▶ Exercise goal: Reproduce all lines of the listing below in which the word "diagram" occurs.

▶ Available data:
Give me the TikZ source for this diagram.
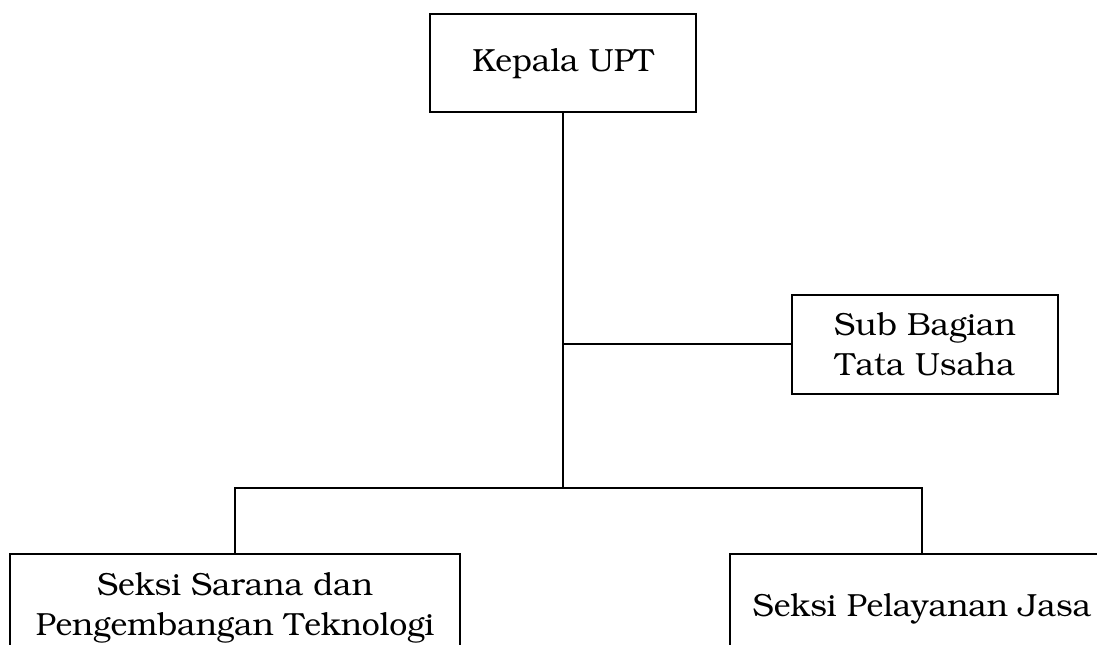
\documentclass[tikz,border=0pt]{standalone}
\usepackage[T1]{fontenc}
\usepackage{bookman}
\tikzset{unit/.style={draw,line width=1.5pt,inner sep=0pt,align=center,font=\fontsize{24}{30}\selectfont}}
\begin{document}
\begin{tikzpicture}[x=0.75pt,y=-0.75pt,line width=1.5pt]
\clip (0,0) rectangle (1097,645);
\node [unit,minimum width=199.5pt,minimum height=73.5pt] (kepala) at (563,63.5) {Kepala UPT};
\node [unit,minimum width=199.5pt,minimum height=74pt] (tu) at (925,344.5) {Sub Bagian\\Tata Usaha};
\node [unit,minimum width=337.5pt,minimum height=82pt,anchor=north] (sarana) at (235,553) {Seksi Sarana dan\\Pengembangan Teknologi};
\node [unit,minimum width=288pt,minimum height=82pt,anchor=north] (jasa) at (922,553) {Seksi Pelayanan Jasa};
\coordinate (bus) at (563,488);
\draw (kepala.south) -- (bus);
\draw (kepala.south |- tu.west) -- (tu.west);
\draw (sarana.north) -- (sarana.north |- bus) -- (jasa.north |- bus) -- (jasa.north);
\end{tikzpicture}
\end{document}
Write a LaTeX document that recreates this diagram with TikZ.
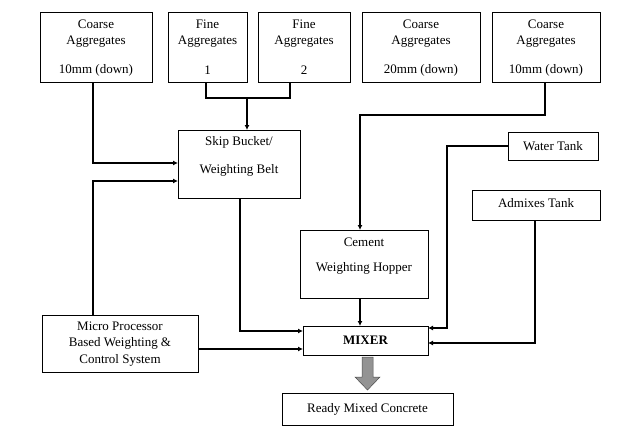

▶ Result below:
Give me the TikZ source for this diagram.
Write a LaTeX document that recreates this diagram with TikZ.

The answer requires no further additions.